Antisemitisches Gedankengut verbreitet sich weiter
 
Grundsätzlich werde es immer gefährlicher, in Deutschland wieder jüdisches Leben zu leben, sagt Ortsvorsteher Harald Michaelis (SPD). Antisemitisches Gedankengut verbreite sich immer stärker. Es gebe immer mehr Stimmen, die sagen, den Holocaust hätte es nicht gegeben und gleichzeitig gebe es immer weniger Zeitzeugen.
„Wir machen weiter und wollen aufklären“, betont deshalb Andrea Türk. Und auch wenn in den kommenden Monaten der Glanz der Stolpersteine witterungsbedingt wieder verblassen werde - Erinnerung sei Kultur, egal, aus welcher Familie man komme.
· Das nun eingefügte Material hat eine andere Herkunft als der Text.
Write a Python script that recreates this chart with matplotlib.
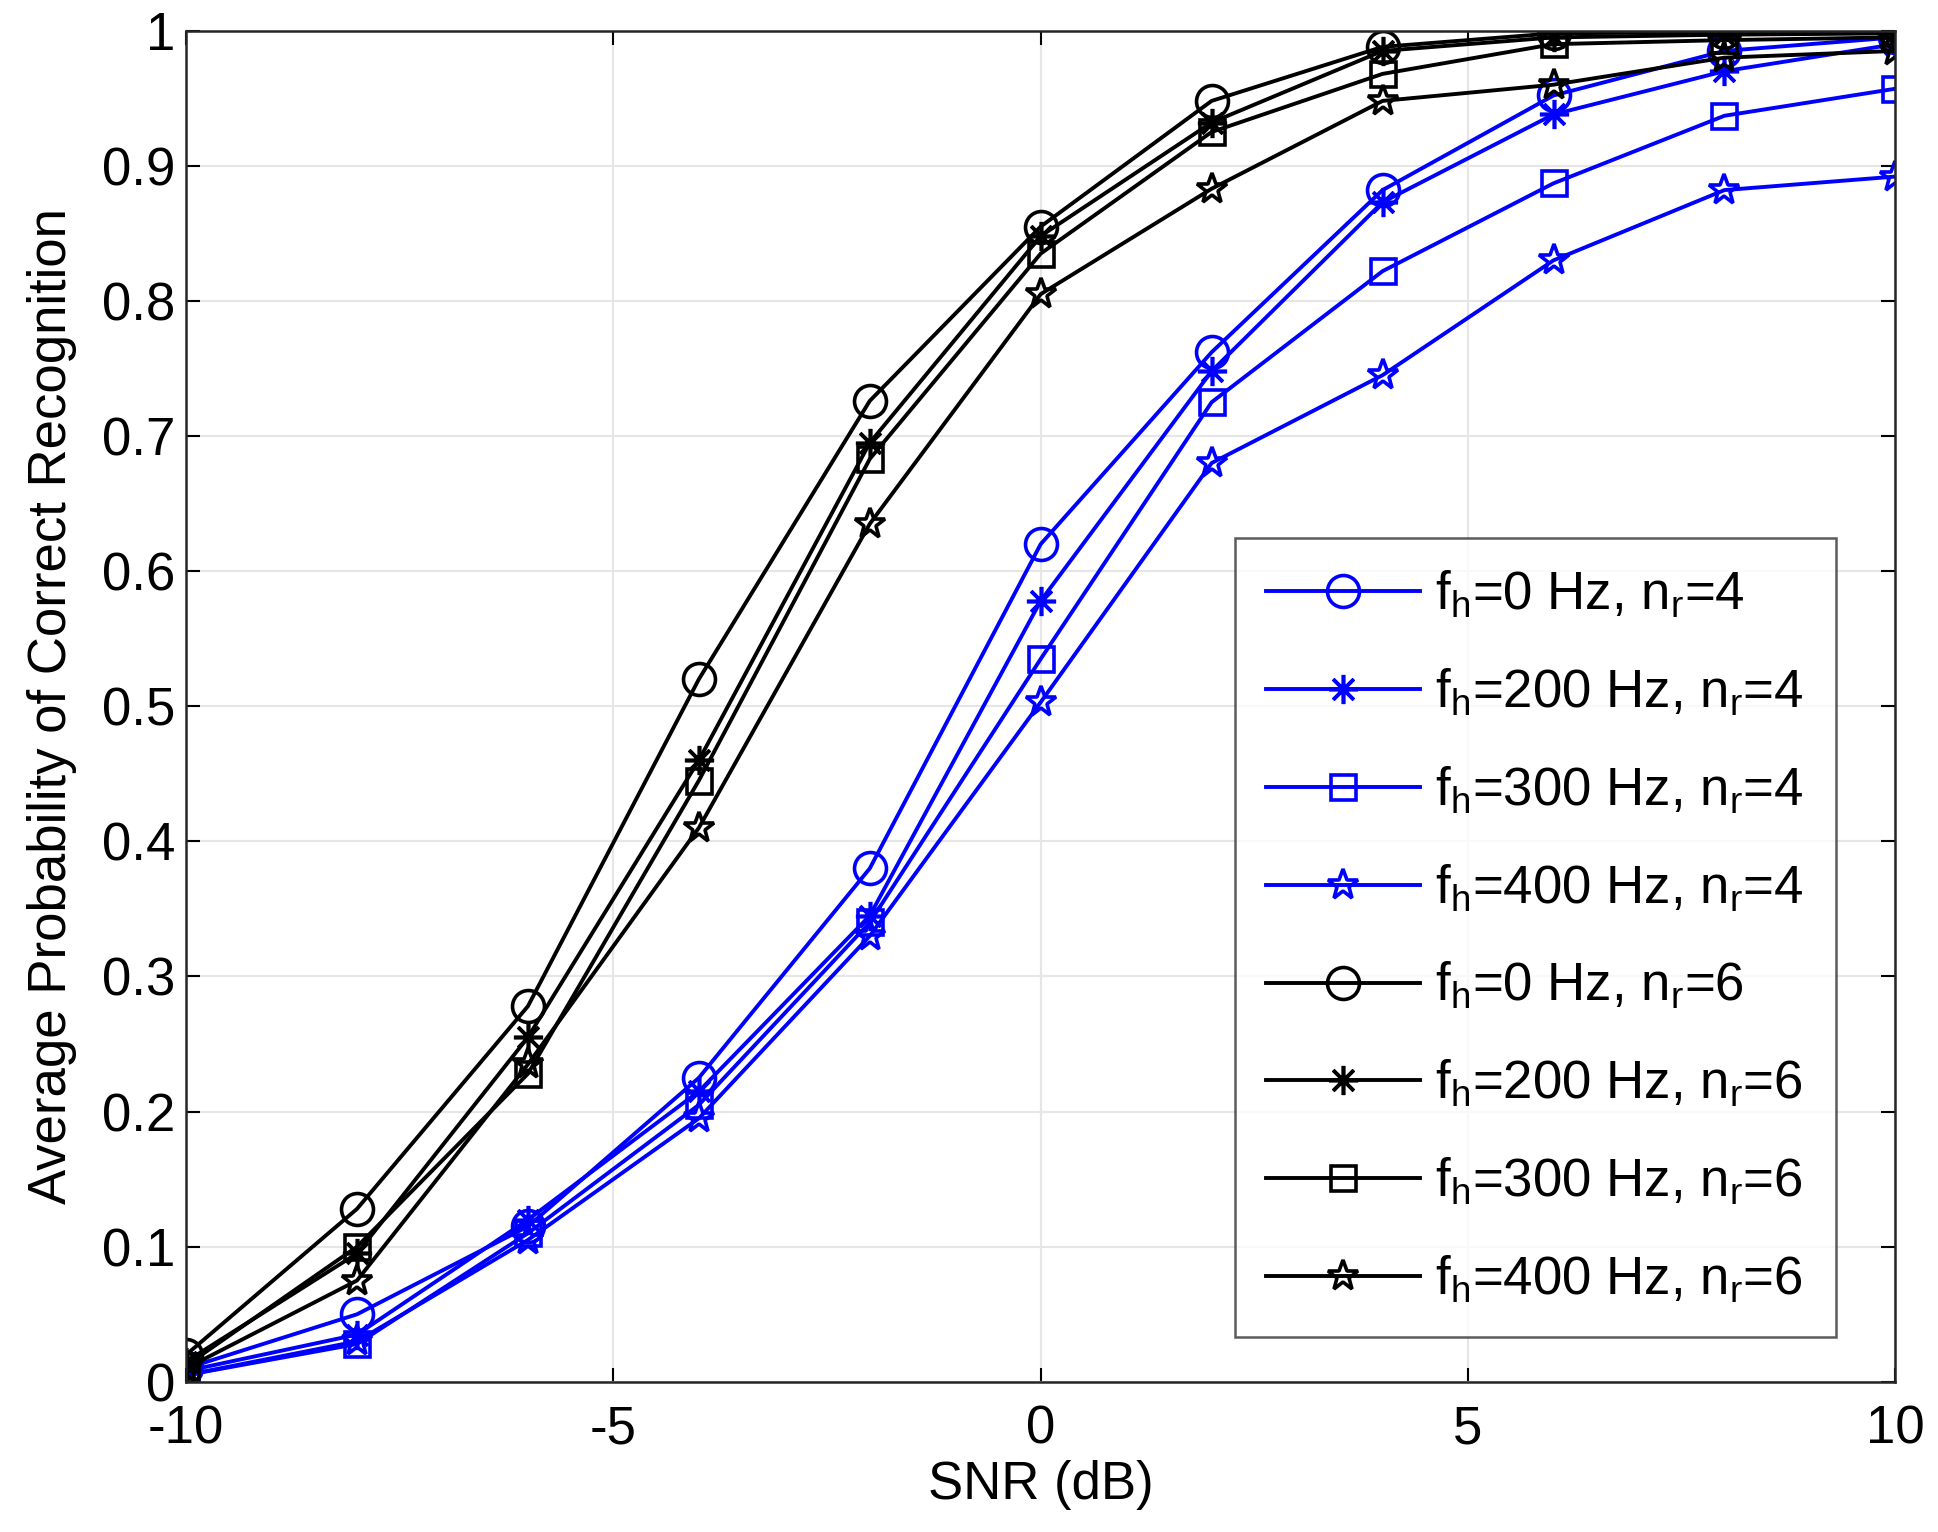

Von seiner Geschichte könne man sich nicht trennen.
Über die Stolpersteine in Beverstedt wurden übrigens intensive Diskussionen geführt, bevor Michaelis im Jahr 2016 schließlich mit Unterstützung des Ortsbeirates den Künstler Gunter Demnig nach Beverstedt holte, der die Steine gestaltete.
Finanziert wurde die Aktion durch Spenden. Gesucht werden noch Menschen, die Patenschaften für die Steine übernehmen wollen und diese gelegentlich putzen würden.
Diese Stolpersteine erinnern an Mitglieder der Familie Brumsack.